Dumb and Dumber – Why don’t we have intelligent deduplication?
Steven J. Schwartz
Image by ~C4Chaos via Flickr
So I’ve been following the deduplication market and products for a good amount of time, and what amazes me, is the lack of thought behind today’s solutions, and the recent blind adoption of deduplication on primary data sets. Now, I’m not referring to application level deduplication that I’ve discussed before, but appliance or storage based deduplication products.
The fundamental problem I see with primary volume deduplication on “live” data sets, is the complete lack of intelligence of the deduplication service. It doesn’t matter how often a data set is read, or by how many applications, current products treat the data the same. So, what is my primary concern? “Hot Spots” on the disk sub-systems. This is something that has been around as a concern, and a reality for databases, and will continue to grow as an application problem.
Where else have I seen disk hot-spots recently? NFSroot in the HPC environment, when clusters are configured with diskless nodes, and a single boot image. The idea, is that most of a Linux OS is the same binaries, and that you should be able to boot an entire cluster off of a single image, plus some extra space each node needs for swap and configuration information. Did anyone honestly think that some storage vendor(slide 6) or x86 based virtualization engine came up with the idea of a single boot image?
The problem with this method, and areas that need to be addressed, how do we handle moments of massive access against the same data set. In the instance of NFSroot, when a cluster is booting, or when applications change, the NFSroot loaded operating system puts a serious strain on the storage sub-system.

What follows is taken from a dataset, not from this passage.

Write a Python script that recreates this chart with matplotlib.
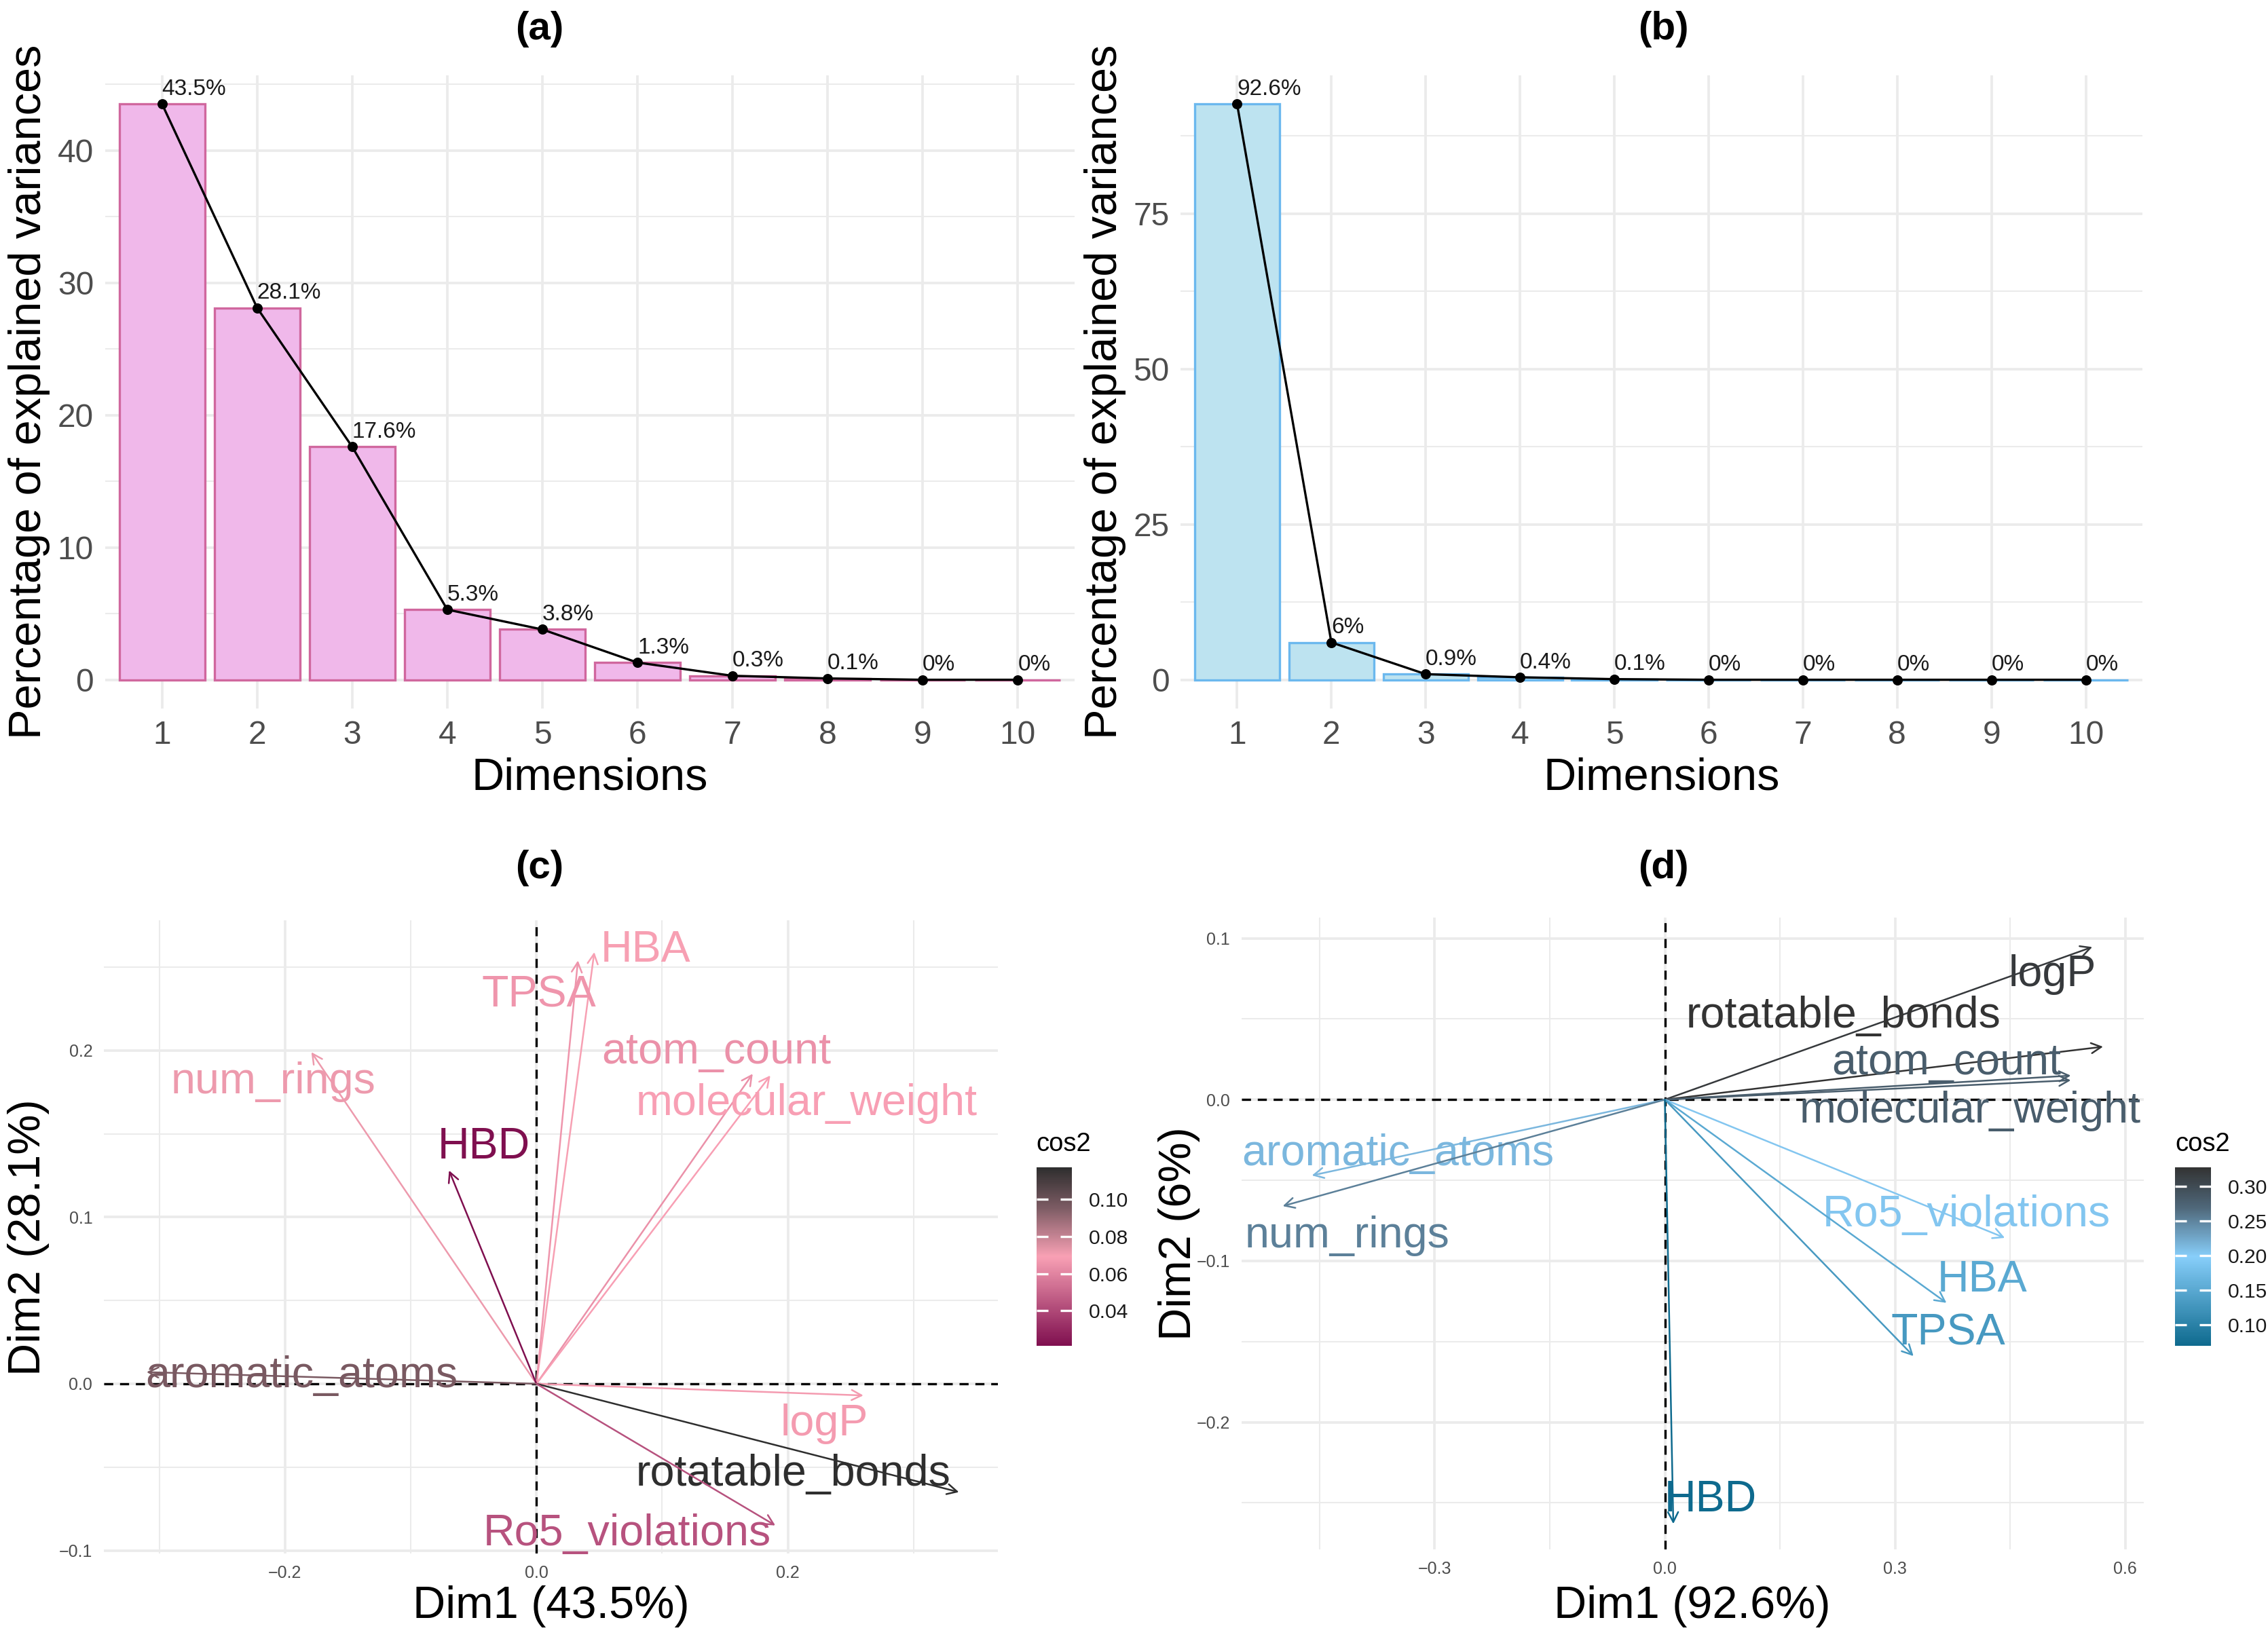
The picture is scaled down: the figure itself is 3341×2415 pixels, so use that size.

So the primary problem with traditional storage systems, is they only have 2 levels of service for a given volume at a given time. They have cache and they have the the HDDs that the volume is configured on. Cache is typically limited, due to cost, and the ability to maintain data state in the event of a power failure, however, locking a volume into a single type of HDD is a thing of the past. Several years ago SAM-FS was able to utilize it’s file system for HSM (Hierarchical Storage Management), also known as ILM (Information Lifecycle Management). however, these technologies where really tied to applications for open systems, and typically were one-way data movement, from expensive production quality disk, to archive disk, or active tape. FalconStor, a few years ago, within the IPStor product had
something called HotZone®, which created a virtual extended disk cache via RAM or SSD, more of a caching head then a full tiering solution. Products like, Dell | Equallogic PS-series storage with automated load balancing and storage tiering, and Compellent’s Data Progression™, give a new option for data access. In both cases, when areas of data require higher levels of performance, these solutions have the ability to migrate that data to a higher class of storage, thus eliminating, or minimizing hot spots within the data set.
So, it would sound like I’m plugging products based on the previous paragraph, however, what I’m trying to point out, is that deduplication is prone to quickly cause hot spots within applications, and could be especially risky for Virtualized OSs running on Deduplicated storage. Enhanced virtualization within the storage layer can help reduce these areas of contention. So, what is my solution?
- Products that are offering deduplication services for primary production volumes will need to at some point need to address
- As virtualization software continues to move towards single image storage (and deduplication at the application layer), storage vendors will have to keep up with the ever changing storage performance requirements.
- Deduplication intelligence needs to mature to the point where it can be aware that not all data regardless of sameness, night still need to be excluded.
I would love to hear peoples thoughts on this!
Related articles:
- Information Lifecycle Management: Cost Reduction for Your Bottom Line
- Storage stats paint disastrous picture
- Opinion: The downsides to server virtualization
Posted in Deduplication, SAN and NAS |
1 Comment »

October 7th, 2008 at 10:49 am
For deduplicated VMware and virtualised storage, hot spots are all goodness.
With NetApp’s PAM module (which makes the cache very large indeed), deduplicated blocks that get hot will be served from cache. There is, after all, only one block that is shared multiple times; why re-read it and make the disks hot? For instance this can be used to alleviate problems caused by VMware boot storms in VDI implemnetations.
Systems that don’t virtualise storage and don’t dedupe can’t do this at all. Forget caching or hot storage disks without it; deduplication is the prerequisite requirement to fixing this problem.